▶ DATASET CONTENT
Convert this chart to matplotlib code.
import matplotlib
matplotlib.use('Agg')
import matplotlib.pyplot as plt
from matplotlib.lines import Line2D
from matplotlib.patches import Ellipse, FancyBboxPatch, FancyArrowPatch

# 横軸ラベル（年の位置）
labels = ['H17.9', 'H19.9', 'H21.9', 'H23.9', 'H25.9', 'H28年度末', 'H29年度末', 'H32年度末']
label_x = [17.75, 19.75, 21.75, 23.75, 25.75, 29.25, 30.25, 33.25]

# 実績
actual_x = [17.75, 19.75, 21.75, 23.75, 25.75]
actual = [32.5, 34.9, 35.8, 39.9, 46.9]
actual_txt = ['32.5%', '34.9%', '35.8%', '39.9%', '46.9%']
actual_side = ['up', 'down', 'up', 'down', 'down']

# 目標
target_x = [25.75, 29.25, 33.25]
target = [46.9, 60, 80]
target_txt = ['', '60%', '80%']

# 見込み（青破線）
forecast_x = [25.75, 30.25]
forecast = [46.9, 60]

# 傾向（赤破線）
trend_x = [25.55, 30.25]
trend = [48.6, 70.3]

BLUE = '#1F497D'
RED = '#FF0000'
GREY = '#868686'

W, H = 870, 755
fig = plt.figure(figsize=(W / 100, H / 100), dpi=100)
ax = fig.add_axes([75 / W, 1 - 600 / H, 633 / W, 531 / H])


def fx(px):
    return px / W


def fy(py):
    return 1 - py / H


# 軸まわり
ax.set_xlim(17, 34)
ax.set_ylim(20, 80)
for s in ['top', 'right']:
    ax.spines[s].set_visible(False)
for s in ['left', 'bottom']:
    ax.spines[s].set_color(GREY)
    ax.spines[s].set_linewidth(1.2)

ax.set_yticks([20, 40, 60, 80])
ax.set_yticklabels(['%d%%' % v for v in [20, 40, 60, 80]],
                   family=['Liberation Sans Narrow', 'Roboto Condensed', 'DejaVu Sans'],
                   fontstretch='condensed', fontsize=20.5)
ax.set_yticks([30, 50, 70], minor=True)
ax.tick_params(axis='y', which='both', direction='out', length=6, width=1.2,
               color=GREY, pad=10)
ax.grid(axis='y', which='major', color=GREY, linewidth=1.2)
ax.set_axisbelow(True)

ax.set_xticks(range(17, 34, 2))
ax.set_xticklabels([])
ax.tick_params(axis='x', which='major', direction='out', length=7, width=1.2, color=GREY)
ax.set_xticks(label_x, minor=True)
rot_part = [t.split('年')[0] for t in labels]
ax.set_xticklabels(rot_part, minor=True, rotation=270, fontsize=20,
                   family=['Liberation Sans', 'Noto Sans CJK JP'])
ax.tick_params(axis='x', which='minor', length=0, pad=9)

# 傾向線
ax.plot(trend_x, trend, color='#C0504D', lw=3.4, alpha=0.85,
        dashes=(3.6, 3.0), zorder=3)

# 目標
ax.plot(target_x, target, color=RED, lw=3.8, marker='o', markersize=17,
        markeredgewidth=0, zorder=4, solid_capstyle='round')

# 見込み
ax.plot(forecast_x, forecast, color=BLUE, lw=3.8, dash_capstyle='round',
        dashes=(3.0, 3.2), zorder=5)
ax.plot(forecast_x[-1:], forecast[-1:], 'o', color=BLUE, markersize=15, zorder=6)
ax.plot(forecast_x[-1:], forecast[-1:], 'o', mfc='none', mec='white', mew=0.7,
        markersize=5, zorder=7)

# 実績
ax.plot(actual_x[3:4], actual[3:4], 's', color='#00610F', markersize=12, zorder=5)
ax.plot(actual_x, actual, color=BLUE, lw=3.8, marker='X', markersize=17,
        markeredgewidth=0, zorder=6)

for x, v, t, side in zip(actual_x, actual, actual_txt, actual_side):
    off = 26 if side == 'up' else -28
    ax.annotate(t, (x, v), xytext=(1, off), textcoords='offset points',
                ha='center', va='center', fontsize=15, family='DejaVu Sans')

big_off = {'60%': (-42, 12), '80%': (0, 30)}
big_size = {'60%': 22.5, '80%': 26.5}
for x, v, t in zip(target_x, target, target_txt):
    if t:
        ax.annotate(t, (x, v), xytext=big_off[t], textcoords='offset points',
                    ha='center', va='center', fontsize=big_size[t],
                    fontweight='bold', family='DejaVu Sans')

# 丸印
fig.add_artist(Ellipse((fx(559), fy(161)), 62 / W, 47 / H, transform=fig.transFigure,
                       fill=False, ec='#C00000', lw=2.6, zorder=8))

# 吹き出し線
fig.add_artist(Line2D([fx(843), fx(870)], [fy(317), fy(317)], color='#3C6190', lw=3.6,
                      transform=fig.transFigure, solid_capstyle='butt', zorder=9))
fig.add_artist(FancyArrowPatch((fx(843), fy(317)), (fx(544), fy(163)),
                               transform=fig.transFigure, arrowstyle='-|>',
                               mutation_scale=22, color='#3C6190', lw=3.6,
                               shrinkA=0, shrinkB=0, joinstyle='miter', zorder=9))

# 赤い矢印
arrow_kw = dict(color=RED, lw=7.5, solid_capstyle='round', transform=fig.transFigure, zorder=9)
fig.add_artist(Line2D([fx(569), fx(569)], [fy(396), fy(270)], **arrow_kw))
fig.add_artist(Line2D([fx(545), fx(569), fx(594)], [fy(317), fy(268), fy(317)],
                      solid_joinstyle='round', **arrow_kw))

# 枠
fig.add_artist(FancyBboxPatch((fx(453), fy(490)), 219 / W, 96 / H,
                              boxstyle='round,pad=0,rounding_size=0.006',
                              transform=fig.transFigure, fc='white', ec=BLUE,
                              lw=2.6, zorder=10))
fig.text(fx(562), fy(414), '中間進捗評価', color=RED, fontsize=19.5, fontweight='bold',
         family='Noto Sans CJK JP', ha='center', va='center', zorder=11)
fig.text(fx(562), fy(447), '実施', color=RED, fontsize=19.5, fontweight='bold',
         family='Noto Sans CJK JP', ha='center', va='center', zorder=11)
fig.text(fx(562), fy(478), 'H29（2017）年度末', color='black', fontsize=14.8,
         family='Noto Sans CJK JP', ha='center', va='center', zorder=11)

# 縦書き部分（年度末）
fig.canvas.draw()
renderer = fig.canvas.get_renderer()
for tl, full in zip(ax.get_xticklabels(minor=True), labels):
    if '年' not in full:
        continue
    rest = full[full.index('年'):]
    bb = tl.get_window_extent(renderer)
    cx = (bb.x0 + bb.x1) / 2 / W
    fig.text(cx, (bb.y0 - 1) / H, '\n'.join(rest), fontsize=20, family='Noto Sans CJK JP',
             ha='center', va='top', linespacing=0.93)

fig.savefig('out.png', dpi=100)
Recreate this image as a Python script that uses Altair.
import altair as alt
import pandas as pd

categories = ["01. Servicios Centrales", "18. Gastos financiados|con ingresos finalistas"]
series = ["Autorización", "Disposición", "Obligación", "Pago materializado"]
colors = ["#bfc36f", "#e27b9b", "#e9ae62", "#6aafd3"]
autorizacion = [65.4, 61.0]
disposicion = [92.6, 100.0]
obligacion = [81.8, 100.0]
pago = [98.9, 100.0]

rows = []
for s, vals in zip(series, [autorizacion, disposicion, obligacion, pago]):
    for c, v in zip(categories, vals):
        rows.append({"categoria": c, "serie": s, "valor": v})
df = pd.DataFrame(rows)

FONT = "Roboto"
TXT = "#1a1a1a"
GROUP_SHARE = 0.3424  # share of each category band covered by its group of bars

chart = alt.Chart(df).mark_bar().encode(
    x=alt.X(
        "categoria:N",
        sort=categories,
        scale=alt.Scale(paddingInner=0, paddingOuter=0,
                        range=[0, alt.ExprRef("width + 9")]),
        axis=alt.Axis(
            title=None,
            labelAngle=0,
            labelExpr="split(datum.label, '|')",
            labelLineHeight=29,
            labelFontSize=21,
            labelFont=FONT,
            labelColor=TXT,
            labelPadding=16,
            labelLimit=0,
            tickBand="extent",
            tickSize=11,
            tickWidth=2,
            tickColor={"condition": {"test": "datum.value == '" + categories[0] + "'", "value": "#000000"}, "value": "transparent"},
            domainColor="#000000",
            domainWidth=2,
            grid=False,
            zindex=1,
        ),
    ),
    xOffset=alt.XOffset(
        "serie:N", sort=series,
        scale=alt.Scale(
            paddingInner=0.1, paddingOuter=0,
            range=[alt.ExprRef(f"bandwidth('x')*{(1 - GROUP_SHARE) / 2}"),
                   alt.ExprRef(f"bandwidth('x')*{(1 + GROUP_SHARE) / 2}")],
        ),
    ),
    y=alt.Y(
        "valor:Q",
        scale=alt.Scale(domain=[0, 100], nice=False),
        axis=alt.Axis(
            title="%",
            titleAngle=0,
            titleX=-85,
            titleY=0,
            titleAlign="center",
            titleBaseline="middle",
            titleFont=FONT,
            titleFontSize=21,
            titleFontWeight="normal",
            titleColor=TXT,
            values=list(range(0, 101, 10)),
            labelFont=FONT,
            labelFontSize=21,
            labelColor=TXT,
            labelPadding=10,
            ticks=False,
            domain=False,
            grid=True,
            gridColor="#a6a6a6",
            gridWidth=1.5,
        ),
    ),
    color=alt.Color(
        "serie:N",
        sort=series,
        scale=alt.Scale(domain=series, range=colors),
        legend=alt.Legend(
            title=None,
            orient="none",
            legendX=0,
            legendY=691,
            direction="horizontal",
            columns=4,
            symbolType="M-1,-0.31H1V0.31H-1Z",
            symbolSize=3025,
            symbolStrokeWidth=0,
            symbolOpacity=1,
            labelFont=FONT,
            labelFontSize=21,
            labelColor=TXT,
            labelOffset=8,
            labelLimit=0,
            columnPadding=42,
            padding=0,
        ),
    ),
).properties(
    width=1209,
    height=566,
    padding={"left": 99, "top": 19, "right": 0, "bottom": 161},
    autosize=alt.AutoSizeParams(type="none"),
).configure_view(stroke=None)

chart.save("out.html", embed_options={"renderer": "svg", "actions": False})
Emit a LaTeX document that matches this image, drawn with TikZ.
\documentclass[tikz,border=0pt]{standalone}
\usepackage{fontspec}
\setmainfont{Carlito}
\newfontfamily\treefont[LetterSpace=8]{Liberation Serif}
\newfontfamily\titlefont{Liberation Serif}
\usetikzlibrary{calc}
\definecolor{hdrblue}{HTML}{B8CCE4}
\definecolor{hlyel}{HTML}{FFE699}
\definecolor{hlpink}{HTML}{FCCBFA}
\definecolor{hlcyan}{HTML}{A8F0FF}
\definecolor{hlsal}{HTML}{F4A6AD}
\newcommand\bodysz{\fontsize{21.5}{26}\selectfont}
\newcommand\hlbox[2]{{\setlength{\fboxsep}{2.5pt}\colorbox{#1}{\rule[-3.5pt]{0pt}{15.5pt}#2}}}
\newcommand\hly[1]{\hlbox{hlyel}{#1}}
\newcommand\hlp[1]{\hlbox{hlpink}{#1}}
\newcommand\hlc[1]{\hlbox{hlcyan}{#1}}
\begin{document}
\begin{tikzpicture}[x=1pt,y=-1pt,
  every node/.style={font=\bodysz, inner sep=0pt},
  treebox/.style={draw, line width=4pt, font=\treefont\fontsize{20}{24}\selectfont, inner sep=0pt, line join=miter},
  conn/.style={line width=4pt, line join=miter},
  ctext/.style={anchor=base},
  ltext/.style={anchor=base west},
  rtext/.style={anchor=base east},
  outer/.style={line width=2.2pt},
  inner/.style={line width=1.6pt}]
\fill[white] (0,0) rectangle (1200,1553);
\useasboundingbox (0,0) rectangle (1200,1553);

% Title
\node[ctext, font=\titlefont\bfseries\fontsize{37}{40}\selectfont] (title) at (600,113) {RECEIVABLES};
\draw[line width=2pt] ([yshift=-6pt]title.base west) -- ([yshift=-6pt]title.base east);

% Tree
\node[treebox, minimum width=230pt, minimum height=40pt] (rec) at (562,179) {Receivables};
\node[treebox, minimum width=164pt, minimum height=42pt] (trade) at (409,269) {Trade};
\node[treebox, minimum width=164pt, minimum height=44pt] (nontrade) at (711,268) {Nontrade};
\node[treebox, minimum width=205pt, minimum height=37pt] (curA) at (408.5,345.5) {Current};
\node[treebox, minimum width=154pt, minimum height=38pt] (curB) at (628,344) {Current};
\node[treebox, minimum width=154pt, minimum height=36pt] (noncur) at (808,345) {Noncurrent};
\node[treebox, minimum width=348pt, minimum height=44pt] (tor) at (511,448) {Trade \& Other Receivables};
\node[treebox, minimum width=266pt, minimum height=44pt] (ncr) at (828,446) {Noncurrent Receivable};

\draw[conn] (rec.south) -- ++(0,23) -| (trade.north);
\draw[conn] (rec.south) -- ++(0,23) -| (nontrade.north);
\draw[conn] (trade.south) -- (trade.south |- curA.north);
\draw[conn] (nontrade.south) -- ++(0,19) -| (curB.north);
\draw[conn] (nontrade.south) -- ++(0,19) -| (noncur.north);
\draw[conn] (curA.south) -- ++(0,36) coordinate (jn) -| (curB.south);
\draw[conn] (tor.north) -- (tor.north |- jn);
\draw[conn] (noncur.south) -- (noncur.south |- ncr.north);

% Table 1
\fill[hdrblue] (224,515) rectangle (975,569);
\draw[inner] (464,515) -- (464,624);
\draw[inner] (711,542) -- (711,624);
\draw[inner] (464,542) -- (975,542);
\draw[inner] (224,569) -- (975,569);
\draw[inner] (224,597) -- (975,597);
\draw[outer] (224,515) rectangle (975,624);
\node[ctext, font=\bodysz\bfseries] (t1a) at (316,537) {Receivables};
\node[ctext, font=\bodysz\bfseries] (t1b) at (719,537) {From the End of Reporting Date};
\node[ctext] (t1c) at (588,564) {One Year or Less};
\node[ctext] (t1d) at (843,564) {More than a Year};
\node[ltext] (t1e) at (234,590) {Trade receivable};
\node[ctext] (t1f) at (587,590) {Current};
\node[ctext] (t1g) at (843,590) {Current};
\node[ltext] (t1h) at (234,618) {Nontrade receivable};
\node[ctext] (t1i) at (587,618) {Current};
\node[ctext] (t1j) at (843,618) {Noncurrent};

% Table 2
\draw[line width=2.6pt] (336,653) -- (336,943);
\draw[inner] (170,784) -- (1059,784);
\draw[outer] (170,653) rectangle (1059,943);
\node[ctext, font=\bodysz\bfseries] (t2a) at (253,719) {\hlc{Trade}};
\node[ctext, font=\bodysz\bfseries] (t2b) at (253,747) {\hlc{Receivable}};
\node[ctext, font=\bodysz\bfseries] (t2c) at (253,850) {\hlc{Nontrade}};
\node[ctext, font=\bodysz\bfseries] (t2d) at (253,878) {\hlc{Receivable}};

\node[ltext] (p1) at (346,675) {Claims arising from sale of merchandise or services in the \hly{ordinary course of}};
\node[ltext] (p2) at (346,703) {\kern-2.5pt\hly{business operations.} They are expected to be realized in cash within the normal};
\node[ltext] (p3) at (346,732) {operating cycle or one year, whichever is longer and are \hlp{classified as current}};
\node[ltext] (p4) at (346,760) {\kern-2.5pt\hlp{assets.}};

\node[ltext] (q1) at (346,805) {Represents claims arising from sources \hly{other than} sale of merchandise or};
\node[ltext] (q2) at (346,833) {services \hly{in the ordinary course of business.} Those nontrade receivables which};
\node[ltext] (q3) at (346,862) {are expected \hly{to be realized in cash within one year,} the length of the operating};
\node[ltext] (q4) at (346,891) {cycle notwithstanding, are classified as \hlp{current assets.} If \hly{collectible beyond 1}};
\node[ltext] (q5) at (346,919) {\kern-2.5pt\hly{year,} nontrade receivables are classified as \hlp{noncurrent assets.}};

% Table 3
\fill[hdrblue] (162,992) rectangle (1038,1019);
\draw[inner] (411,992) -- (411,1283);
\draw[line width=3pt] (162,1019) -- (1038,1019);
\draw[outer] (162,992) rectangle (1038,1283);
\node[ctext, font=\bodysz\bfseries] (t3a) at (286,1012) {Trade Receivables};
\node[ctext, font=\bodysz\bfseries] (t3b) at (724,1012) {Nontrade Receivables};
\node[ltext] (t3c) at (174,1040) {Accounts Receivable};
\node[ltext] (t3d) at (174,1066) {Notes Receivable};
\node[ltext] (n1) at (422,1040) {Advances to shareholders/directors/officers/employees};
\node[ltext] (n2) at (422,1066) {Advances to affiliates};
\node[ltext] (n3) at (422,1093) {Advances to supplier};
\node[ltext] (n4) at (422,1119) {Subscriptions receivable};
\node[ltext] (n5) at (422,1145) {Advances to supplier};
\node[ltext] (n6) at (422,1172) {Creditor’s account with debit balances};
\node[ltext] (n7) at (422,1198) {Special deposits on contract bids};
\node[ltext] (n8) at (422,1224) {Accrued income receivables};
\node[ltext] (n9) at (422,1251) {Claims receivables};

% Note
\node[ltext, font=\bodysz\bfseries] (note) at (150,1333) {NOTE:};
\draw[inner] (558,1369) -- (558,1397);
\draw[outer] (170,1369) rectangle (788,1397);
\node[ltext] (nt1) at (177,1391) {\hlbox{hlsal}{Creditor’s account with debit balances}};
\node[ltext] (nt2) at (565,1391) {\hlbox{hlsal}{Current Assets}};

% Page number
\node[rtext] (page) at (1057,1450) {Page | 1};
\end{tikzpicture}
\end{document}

▶ EXERCISE DIRECTIONS
Starting at the first line of the records, print each line exactly, stopping after the line that contains "from matplotlib.patches import".

▶ WRITTEN RESPONSE
Convert this chart to matplotlib code.
import matplotlib
matplotlib.use('Agg')
import matplotlib.pyplot as plt
from matplotlib.lines import Line2D
from matplotlib.patches import Ellipse, FancyBboxPatch, FancyArrowPatch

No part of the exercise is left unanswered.